:: Set exercise ::
Produce an exact copy of all the data below, dropping every image.
============================================================
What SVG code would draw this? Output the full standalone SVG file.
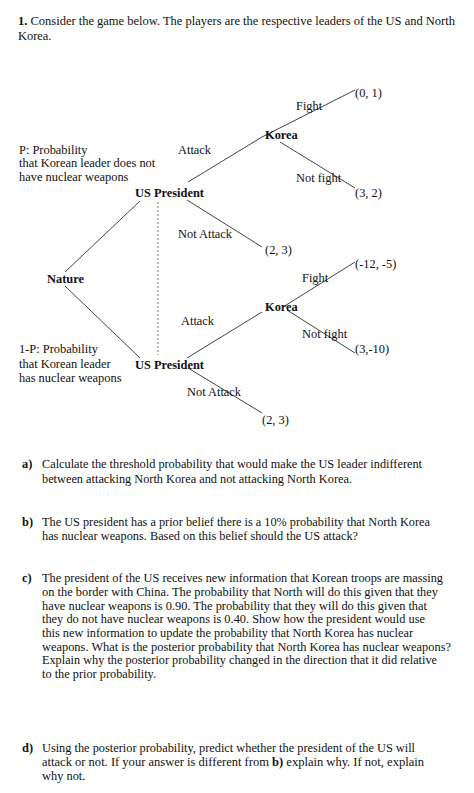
<svg xmlns="http://www.w3.org/2000/svg" width="474" height="793" viewBox="0 0 474 793">
<style>
text{font-family:"Liberation Serif","Times New Roman",serif;font-size:12.4px;fill:#111}
.b{font-weight:bold}
.e{stroke:#444;stroke-width:1;fill:none}
.d{stroke:#777;stroke-width:1;stroke-dasharray:2,2;fill:none}
</style>
<rect width="474" height="793" fill="#fff"/>
<g id="title">
<text x="18" y="25" textLength="437" lengthAdjust="spacingAndGlyphs"><tspan class="b">1.</tspan> Consider the game below. The players are the respective leaders of the US and North</text>
<text x="18" y="40">Korea.</text>
</g>
<g id="connectors">
<line class="e" x1="262" y1="137" x2="355" y2="90"/>
<line class="e" x1="280" y1="142" x2="355" y2="188"/>
<line class="e" x1="188" y1="182" x2="262" y2="137"/>
<line class="e" x1="187" y1="200" x2="262" y2="247"/>
<line class="e" x1="140" y1="201" x2="65" y2="272"/>
<line class="e" x1="65" y1="286" x2="140" y2="358"/>
<line class="d" x1="158" y1="202" x2="158" y2="355"/>
<line class="e" x1="283" y1="307" x2="355" y2="262"/>
<line class="e" x1="287" y1="310" x2="355" y2="353"/>
<line class="e" x1="187" y1="358" x2="262" y2="312"/>
<line class="e" x1="188" y1="368" x2="262" y2="413"/>
</g>
<g id="nature"><text class="b" x="47" y="283">Nature</text></g>
<g id="us1"><text class="b" x="135" y="197">US President</text></g>
<g id="us2"><text class="b" x="135" y="369">US President</text></g>
<g id="korea1"><text class="b" x="265" y="139">Korea</text></g>
<g id="korea2"><text class="b" x="265" y="311">Korea</text></g>
<g id="labels">
<text x="19" y="154">P: Probability</text>
<text x="19" y="167">that Korean leader does not</text>
<text x="19" y="181">have nuclear weapons</text>
<text x="178" y="154">Attack</text>
<text x="296" y="110">Fight</text>
<text x="355" y="97">(0, 1)</text>
<text x="296" y="182">Not fight</text>
<text x="355" y="197">(3, 2)</text>
<text x="178" y="238">Not Attack</text>
<text x="265" y="254">(2, 3)</text>
<text x="355" y="268">(-12, -5)</text>
<text x="302" y="282">Fight</text>
<text x="181" y="325">Attack</text>
<text x="302" y="338">Not fight</text>
<text x="355" y="353">(3,-10)</text>
<text x="19" y="353">1-P: Probability</text>
<text x="19" y="368">that Korean leader</text>
<text x="19" y="382">has nuclear weapons</text>
<text x="187" y="396">Not Attack</text>
<text x="262" y="424">(2, 3)</text>
</g>
<g id="questions">
<text class="b" x="22" y="468">a)</text>
<text x="42" y="468" textLength="380" lengthAdjust="spacingAndGlyphs">Calculate the threshold probability that would make the US leader indifferent</text>
<text x="42" y="483" textLength="310" lengthAdjust="spacingAndGlyphs">between attacking North Korea and not attacking North Korea.</text>
<text class="b" x="22" y="526">b)</text>
<text x="42" y="526" textLength="388" lengthAdjust="spacingAndGlyphs">The US president has a prior belief there is a 10% probability that North Korea</text>
<text x="42" y="540" textLength="316" lengthAdjust="spacingAndGlyphs">has nuclear weapons. Based on this belief should the US attack?</text>
<text class="b" x="22" y="582">c)</text>
<text x="42" y="582" textLength="401" lengthAdjust="spacingAndGlyphs">The president of the US receives new information that Korean troops are massing</text>
<text x="42" y="596" textLength="396" lengthAdjust="spacingAndGlyphs">on the border with China.  The probability that North will do this given that they</text>
<text x="42" y="610" textLength="385" lengthAdjust="spacingAndGlyphs">have nuclear weapons is 0.90.  The probability that they will do this given that</text>
<text x="42" y="623" textLength="383" lengthAdjust="spacingAndGlyphs">they do not have nuclear weapons is 0.40.  Show how the president would use</text>
<text x="42" y="637" textLength="371" lengthAdjust="spacingAndGlyphs">this new information to update the probability that North Korea has nuclear</text>
<text x="42" y="651" textLength="409" lengthAdjust="spacingAndGlyphs">weapons. What is the posterior probability that North Korea has nuclear weapons?</text>
<text x="42" y="664" textLength="395" lengthAdjust="spacingAndGlyphs">Explain why the posterior probability changed in the direction that it did relative</text>
<text x="42" y="678" textLength="114" lengthAdjust="spacingAndGlyphs">to the prior probability.</text>
<text class="b" x="22" y="752">d)</text>
<text x="42" y="752" textLength="373" lengthAdjust="spacingAndGlyphs">Using the posterior probability, predict whether the president of the US will</text>
<text x="42" y="766" textLength="382" lengthAdjust="spacingAndGlyphs">attack or not.  If your answer is different from <tspan class="b">b)</tspan> explain why.  If not, explain</text>
<text x="42" y="780">why not.</text>
</g>
</svg>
============================================================
:: Result for this task ::
What SVG code would draw this? Output the full standalone SVG file.
<svg xmlns="http://www.w3.org/2000/svg" width="474" height="793" viewBox="0 0 474 793">
<style>
text{font-family:"Liberation Serif","Times New Roman",serif;font-size:12.4px;fill:#111}
.b{font-weight:bold}
.e{stroke:#444;stroke-width:1;fill:none}
.d{stroke:#777;stroke-width:1;stroke-dasharray:2,2;fill:none}
</style>
<rect width="474" height="793" fill="#fff"/>
<g id="title">
<text x="18" y="25" textLength="437" lengthAdjust="spacingAndGlyphs"><tspan class="b">1.</tspan> Consider the game below. The players are the respective leaders of the US and North</text>
<text x="18" y="40">Korea.</text>
</g>
<g id="connectors">
<line class="e" x1="262" y1="137" x2="355" y2="90"/>
<line class="e" x1="280" y1="142" x2="355" y2="188"/>
<line class="e" x1="188" y1="182" x2="262" y2="137"/>
<line class="e" x1="187" y1="200" x2="262" y2="247"/>
<line class="e" x1="140" y1="201" x2="65" y2="272"/>
<line class="e" x1="65" y1="286" x2="140" y2="358"/>
<line class="d" x1="158" y1="202" x2="158" y2="355"/>
<line class="e" x1="283" y1="307" x2="355" y2="262"/>
<line class="e" x1="287" y1="310" x2="355" y2="353"/>
<line class="e" x1="187" y1="358" x2="262" y2="312"/>
<line class="e" x1="188" y1="368" x2="262" y2="413"/>
</g>
<g id="nature"><text class="b" x="47" y="283">Nature</text></g>
<g id="us1"><text class="b" x="135" y="197">US President</text></g>
<g id="us2"><text class="b" x="135" y="369">US President</text></g>
<g id="korea1"><text class="b" x="265" y="139">Korea</text></g>
<g id="korea2"><text class="b" x="265" y="311">Korea</text></g>
<g id="labels">
<text x="19" y="154">P: Probability</text>
<text x="19" y="167">that Korean leader does not</text>
<text x="19" y="181">have nuclear weapons</text>
<text x="178" y="154">Attack</text>
<text x="296" y="110">Fight</text>
<text x="355" y="97">(0, 1)</text>
<text x="296" y="182">Not fight</text>
<text x="355" y="197">(3, 2)</text>
<text x="178" y="238">Not Attack</text>
<text x="265" y="254">(2, 3)</text>
<text x="355" y="268">(-12, -5)</text>
<text x="302" y="282">Fight</text>
<text x="181" y="325">Attack</text>
<text x="302" y="338">Not fight</text>
<text x="355" y="353">(3,-10)</text>
<text x="19" y="353">1-P: Probability</text>
<text x="19" y="368">that Korean leader</text>
<text x="19" y="382">has nuclear weapons</text>
<text x="187" y="396">Not Attack</text>
<text x="262" y="424">(2, 3)</text>
</g>
<g id="questions">
<text class="b" x="22" y="468">a)</text>
<text x="42" y="468" textLength="380" lengthAdjust="spacingAndGlyphs">Calculate the threshold probability that would make the US leader indifferent</text>
<text x="42" y="483" textLength="310" lengthAdjust="spacingAndGlyphs">between attacking North Korea and not attacking North Korea.</text>
<text class="b" x="22" y="526">b)</text>
<text x="42" y="526" textLength="388" lengthAdjust="spacingAndGlyphs">The US president has a prior belief there is a 10% probability that North Korea</text>
<text x="42" y="540" textLength="316" lengthAdjust="spacingAndGlyphs">has nuclear weapons. Based on this belief should the US attack?</text>
<text class="b" x="22" y="582">c)</text>
<text x="42" y="582" textLength="401" lengthAdjust="spacingAndGlyphs">The president of the US receives new information that Korean troops are massing</text>
<text x="42" y="596" textLength="396" lengthAdjust="spacingAndGlyphs">on the border with China.  The probability that North will do this given that they</text>
<text x="42" y="610" textLength="385" lengthAdjust="spacingAndGlyphs">have nuclear weapons is 0.90.  The probability that they will do this given that</text>
<text x="42" y="623" textLength="383" lengthAdjust="spacingAndGlyphs">they do not have nuclear weapons is 0.40.  Show how the president would use</text>
<text x="42" y="637" textLength="371" lengthAdjust="spacingAndGlyphs">this new information to update the probability that North Korea has nuclear</text>
<text x="42" y="651" textLength="409" lengthAdjust="spacingAndGlyphs">weapons. What is the posterior probability that North Korea has nuclear weapons?</text>
<text x="42" y="664" textLength="395" lengthAdjust="spacingAndGlyphs">Explain why the posterior probability changed in the direction that it did relative</text>
<text x="42" y="678" textLength="114" lengthAdjust="spacingAndGlyphs">to the prior probability.</text>
<text class="b" x="22" y="752">d)</text>
<text x="42" y="752" textLength="373" lengthAdjust="spacingAndGlyphs">Using the posterior probability, predict whether the president of the US will</text>
<text x="42" y="766" textLength="382" lengthAdjust="spacingAndGlyphs">attack or not.  If your answer is different from <tspan class="b">b)</tspan> explain why.  If not, explain</text>
<text x="42" y="780">why not.</text>
</g>
</svg>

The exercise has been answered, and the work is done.